City News

As the number of visitors to Arizona continues to rise, so does the number of people seeking a slightly different lodging experience.

Last week, Airbnb, the largest company of its kind, announced hosts in Arizona using its platform earned a combined $50.9 million in supplemental income last year while welcoming 329,000 visitors — a 152 percent jump from the previous year. In that same time, the number of Airbnb hosts in Arizona grew to 7,600 — a 61 percent increase over the year before.

In 2016, Sedona saw 29,000 guest arrivals, which brought in more than $4.6 million for local homeowners.

In May of last year, Gov. Doug Ducey signed Senate Bill 1350, which made short-term rentals throughout the state legal as of Jan. 1.

Prior to that, it was against both Sedona and Yavapai County codes to have a short-term rental.

In regard to the dramatic increase of Airbnb users in Arizona, company spokeswoman Laura Rillos told the Sedona Red Rock News that people are traveling more than they ever have and the way people travel is changing as well.

“Arizona continues to be a popular destination for Airbnb travelers looking for authentic experiences that are unique to the desert southwest,” she said. “In 2016, visitors from over 100 countries came to Arizona. Airbnb guests are seeking a local experience, where they can feel like they actually live in a community.”

At the same time, she said Airbnb [as well as other similar third-party companies] is enabling Arizona property owners to turn one of their greatest expenses — their homes — into a way to make ends meet. The typical host in Arizona earns $4,900 per year sharing his or her home, she said.

“We know Airbnb guests typically stay longer and spend more money at local businesses, so this can generate significant revenue for the local community,” she said. “Airbnb guests want to live like a local and when they travel to Sedona, they’re looking for a travel experience that’s unique to the area, like the picturesque hiking trails and the Tlaquepaque Arts and Crafts Village.”
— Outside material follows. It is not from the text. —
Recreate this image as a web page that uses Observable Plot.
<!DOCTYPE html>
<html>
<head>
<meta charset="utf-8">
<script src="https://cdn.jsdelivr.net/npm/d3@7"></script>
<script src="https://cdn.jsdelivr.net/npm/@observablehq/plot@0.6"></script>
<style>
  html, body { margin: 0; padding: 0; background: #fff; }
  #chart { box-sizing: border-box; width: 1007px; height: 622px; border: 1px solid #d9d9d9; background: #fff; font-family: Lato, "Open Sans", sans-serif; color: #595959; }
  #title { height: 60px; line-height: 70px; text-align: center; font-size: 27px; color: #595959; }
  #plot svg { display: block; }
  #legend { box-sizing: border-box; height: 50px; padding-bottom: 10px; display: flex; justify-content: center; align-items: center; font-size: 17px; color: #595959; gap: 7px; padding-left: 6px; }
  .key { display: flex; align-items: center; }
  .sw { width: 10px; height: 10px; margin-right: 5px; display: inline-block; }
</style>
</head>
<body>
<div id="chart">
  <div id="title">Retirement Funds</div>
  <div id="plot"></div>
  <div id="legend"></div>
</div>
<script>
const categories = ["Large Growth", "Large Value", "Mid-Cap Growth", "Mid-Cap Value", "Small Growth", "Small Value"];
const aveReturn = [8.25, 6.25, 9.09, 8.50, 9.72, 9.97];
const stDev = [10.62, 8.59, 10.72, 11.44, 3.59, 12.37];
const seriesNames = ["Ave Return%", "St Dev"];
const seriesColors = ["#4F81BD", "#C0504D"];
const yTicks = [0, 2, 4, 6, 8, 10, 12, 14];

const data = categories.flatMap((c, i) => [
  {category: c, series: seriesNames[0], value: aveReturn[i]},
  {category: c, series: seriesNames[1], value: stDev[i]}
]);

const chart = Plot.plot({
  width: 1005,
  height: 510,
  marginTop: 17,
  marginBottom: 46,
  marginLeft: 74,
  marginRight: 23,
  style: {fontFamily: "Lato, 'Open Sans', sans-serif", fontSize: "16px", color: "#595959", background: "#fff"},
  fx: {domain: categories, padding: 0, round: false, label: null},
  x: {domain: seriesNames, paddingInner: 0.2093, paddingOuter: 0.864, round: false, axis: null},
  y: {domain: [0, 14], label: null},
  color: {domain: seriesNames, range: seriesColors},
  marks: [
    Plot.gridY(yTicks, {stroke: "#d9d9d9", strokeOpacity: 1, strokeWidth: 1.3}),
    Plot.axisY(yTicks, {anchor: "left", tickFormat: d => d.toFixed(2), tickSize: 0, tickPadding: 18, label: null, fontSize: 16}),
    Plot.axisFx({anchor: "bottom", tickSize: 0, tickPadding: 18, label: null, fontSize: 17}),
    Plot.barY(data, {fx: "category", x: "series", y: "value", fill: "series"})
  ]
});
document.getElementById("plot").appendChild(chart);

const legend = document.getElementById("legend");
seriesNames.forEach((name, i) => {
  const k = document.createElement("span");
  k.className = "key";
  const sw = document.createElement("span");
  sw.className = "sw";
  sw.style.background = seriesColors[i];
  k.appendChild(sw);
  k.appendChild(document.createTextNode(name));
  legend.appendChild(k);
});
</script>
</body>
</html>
Ever since Senate Bill 1350 was passed, many Sedona residents have raised concerns about the potential impact short-term rentals may have on their neighborhoods. Rillos said the overwhelming majority of Airbnb hosts and guests are good neighbors and respectful travelers, so issues are rare.

“But when they happen, we work to make things right,” she said. “We have no tolerance for this type of behavior and we immediately ban guests from the platform. Hosts who repeatedly fail to meet our standards are subject to suspension or removal from the Airbnb community.

“We want to do everything we can to help our hosts be good neighbors in the places they call home. To achieve that, we launched a resource called the neighbor tool, which allows Airbnb hosts to share specific concerns about a listing.”

Steve Segner, president of the Sedona Lodging Council, said while short-term rentals will have an impact on the smaller hotels and bed and breakfasts, the larger hotels are not as worried.

“Most of us are focusing on a different clientele than those who are seeking to rent a home,” he said. “Then again, I’ve had long-time guests who I’ll see and they said they’re renting a house for seven or 10 days for a variety of reasons. Every hotel has seen that.”

He said many local hotels that once hosted weddings and wedding parties are now seeing those groups renting a couple of large homes instead of a block of rooms.

“I think we will see less occupancy over the next couple of years,” Segner said. “But a lot of the hotels are making improvements and in return raising the daily rates. So, we’ll be able to cover the cost of those customers we may lose.”

But it’s not just revenues Segner and others in the lodging industry face in regard to short-term rentals.

“In some ways it’s not fair that we [hotels] have to jump through so many hoops in regard to safety and get all the inspections but those who are renting their homes aren’t required to do so,” he said.

“In addition, there are so many people now converting their homes and rooms into short-term rentals that we’re losing so much of a our affordable housing in Sedona. That’s the real story. We’re all having a hard time finding and keeping employees because they have nowhere affordable to live.”

Jennifer Wesselhoff, president and CEO of the Sedona Chamber of Commerce, said she’s glad to see that Sedona residents have generated an extra $4.6 million that can be used to circulate through Sedona’s economy. And, she said it will be interesting to see how these numbers increase now that this activity is legal in Sedona.

For the purpose of discussion, she said if it were legal in 2016, and assuming that all these homes in Airbnb’s report were located in the city limits, the city would have generated $300,000 in sales and bed taxes.

“I think the real implications for Sedona are twofold,” she said. “First, the city’s ability to manage capacity given that infrastructure and traffic concerns are top issues for the city. And second, the implications to work force supply and affordable housing. In fact, in our most recent business survey, we asked businesses what the top issues facing them in 2016 were and the top two issues identified were labor supply and affordable housing. Coming in third was transportation issues.”

Wesselhoff then added, “In the end, we’d like to work closely with Airbnb and other short-term rental companies to help our short-term renters be good neighbors and to help Sedona’s hosts grow our economy, help preserve Sedona’s natural resources and have an overall positive impact on our community.”